The problem: Collect all lines from the records below that include the word "diagram".

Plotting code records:
* * * * * * * * *
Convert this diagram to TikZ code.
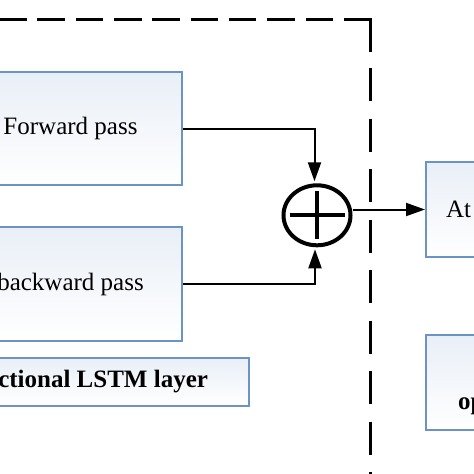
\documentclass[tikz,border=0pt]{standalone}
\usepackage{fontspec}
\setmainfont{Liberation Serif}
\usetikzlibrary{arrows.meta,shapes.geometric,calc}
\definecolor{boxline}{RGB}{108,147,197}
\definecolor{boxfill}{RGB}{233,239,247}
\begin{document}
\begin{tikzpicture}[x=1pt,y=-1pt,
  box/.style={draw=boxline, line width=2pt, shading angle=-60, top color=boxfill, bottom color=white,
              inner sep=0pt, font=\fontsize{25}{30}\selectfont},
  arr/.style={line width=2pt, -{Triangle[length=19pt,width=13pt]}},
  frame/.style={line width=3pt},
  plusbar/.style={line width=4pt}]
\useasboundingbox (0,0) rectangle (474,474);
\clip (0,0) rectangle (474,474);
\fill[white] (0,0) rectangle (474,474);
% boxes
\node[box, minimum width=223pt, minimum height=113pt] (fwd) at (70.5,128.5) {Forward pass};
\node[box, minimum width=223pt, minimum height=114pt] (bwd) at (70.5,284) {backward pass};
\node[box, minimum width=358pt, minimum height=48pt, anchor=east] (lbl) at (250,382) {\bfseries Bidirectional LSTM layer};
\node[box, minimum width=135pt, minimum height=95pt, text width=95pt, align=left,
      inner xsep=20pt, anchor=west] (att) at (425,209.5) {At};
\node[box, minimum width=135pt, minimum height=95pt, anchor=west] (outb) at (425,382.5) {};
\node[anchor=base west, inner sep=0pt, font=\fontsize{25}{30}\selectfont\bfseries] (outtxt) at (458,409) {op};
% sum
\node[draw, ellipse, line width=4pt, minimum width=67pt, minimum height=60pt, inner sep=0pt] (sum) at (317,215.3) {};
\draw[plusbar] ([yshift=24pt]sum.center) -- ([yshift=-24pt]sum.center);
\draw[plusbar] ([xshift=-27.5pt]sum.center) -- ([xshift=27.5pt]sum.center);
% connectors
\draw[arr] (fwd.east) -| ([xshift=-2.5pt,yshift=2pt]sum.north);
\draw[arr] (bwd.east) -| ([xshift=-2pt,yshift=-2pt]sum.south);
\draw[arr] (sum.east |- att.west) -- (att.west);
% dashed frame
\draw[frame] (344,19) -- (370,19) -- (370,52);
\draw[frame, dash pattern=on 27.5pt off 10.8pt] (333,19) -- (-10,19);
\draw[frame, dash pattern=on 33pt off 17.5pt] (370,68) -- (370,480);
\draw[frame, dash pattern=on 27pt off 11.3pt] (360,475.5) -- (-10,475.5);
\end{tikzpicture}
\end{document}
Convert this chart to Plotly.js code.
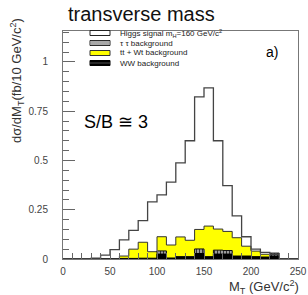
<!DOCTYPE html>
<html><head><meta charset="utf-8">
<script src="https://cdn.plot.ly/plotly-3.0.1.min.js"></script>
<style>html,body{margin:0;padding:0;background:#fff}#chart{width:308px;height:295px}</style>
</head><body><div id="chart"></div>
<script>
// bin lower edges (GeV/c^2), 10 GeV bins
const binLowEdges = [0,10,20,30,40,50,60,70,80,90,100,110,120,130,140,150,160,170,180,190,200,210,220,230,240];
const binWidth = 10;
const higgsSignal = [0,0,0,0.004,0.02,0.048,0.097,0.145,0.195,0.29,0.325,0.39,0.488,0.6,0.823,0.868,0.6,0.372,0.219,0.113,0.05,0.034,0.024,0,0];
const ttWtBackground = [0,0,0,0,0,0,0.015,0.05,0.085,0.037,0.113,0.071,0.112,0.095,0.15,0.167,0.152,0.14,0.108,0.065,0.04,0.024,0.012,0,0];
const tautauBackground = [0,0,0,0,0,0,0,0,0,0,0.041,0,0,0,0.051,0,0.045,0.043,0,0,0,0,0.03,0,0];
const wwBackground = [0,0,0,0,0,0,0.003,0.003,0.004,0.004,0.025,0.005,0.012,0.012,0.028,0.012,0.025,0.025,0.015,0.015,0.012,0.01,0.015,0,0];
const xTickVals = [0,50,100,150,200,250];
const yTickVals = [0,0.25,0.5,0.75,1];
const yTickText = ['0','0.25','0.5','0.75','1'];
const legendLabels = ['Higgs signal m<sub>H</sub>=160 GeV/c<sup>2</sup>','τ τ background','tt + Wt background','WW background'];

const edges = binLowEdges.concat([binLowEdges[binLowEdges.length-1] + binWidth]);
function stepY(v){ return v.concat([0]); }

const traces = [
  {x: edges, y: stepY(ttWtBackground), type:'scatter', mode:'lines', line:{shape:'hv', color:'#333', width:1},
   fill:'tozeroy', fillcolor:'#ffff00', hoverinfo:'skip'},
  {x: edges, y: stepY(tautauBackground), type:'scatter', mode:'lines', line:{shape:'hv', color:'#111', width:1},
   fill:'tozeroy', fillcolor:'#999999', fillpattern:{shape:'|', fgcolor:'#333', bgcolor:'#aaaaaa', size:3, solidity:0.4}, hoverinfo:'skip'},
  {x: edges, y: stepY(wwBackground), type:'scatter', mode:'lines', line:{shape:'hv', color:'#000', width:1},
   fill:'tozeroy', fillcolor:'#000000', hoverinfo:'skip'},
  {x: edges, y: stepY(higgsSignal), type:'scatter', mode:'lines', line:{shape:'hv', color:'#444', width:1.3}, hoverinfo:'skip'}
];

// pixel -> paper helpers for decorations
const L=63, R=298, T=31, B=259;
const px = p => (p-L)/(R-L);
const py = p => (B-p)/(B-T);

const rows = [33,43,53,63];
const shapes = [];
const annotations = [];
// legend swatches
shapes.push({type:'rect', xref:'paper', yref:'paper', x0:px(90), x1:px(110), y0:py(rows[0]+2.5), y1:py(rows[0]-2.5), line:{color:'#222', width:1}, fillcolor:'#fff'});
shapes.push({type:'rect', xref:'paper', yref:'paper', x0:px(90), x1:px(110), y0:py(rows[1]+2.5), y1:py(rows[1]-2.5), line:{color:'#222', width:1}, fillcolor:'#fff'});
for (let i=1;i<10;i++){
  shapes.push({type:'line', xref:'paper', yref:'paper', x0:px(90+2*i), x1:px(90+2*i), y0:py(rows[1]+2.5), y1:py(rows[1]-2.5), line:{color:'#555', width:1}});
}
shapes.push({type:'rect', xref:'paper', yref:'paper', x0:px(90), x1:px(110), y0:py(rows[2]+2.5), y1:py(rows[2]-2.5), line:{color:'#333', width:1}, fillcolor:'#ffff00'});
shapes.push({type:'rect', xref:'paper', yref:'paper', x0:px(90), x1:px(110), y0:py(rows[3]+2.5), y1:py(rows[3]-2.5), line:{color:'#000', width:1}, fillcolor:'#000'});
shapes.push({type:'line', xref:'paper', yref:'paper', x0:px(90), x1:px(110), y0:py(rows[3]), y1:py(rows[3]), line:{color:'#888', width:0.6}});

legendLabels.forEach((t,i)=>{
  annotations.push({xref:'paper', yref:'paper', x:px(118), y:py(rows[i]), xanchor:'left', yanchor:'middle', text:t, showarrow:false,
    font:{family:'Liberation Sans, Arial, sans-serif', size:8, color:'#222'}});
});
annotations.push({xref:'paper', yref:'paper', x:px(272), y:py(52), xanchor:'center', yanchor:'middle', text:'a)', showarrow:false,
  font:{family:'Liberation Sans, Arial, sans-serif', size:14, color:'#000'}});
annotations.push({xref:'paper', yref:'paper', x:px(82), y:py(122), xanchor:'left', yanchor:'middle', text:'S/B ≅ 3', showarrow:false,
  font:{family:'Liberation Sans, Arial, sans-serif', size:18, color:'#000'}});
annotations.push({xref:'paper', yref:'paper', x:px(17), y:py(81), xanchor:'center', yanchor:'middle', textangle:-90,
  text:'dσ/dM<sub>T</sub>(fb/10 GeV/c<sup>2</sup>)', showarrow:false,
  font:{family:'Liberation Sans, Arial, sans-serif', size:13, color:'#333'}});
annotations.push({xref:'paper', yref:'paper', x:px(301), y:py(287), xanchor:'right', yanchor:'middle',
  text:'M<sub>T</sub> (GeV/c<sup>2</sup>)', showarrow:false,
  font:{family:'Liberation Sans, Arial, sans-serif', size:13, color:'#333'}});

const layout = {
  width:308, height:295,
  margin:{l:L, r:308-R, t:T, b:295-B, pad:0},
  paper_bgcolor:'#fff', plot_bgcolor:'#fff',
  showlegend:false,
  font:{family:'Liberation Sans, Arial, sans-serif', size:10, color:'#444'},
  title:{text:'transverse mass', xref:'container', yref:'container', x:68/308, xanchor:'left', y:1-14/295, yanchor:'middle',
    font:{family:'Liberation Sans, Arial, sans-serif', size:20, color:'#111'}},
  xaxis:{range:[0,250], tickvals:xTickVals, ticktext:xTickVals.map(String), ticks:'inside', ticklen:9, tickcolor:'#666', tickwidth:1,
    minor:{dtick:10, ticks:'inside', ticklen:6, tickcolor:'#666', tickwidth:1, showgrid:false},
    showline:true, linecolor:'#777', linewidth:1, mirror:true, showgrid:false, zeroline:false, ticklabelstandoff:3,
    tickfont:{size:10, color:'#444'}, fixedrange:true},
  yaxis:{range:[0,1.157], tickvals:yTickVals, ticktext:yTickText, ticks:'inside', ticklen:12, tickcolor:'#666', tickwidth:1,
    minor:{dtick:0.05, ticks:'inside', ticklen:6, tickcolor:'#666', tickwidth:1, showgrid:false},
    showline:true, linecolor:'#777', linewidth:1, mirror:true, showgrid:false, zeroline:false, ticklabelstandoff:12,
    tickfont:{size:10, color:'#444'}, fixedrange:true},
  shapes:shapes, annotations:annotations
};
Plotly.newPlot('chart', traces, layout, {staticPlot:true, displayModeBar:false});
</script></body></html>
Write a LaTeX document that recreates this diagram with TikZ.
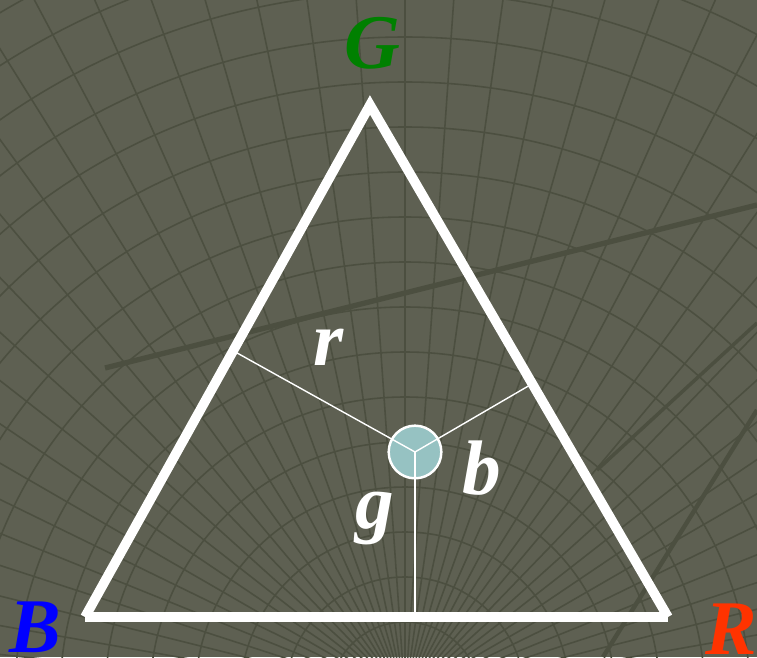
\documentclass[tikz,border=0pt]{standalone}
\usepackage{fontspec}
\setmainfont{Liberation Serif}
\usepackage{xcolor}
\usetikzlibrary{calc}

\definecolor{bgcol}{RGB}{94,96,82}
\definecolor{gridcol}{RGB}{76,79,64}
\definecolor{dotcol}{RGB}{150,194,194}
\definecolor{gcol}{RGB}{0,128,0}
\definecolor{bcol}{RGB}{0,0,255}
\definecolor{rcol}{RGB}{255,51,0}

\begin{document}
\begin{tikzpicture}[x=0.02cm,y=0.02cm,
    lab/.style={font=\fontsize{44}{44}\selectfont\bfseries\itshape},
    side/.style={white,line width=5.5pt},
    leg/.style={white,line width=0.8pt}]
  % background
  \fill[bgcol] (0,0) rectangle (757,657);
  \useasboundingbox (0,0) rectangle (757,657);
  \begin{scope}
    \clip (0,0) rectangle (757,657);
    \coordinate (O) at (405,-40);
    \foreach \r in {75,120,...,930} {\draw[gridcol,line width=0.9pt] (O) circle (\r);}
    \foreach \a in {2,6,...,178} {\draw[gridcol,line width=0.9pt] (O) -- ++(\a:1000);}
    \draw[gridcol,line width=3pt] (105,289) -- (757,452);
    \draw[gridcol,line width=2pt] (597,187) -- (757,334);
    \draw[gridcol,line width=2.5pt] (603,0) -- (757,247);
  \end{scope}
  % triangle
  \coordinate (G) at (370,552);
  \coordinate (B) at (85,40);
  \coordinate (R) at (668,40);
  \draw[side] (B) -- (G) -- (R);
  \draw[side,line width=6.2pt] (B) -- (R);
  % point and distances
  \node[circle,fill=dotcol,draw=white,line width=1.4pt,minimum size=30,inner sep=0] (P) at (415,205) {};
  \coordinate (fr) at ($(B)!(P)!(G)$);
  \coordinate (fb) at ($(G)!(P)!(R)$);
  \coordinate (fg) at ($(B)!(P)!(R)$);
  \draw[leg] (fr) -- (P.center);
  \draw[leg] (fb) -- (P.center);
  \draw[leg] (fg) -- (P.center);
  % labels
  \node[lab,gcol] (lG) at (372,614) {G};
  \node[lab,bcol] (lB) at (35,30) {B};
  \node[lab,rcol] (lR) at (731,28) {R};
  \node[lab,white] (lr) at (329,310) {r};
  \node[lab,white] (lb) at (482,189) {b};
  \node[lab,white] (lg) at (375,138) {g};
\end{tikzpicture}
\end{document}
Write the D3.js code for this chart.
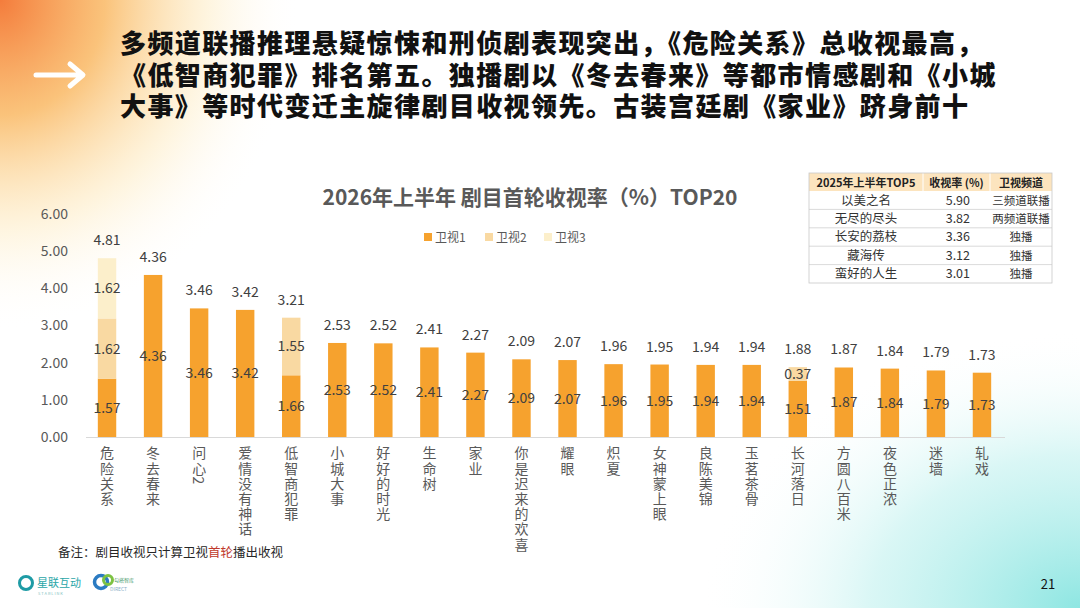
* * * * * * * * *
Solution to this task:
Convert this diagram to TikZ code.
Write a LaTeX document that recreates this diagram with TikZ.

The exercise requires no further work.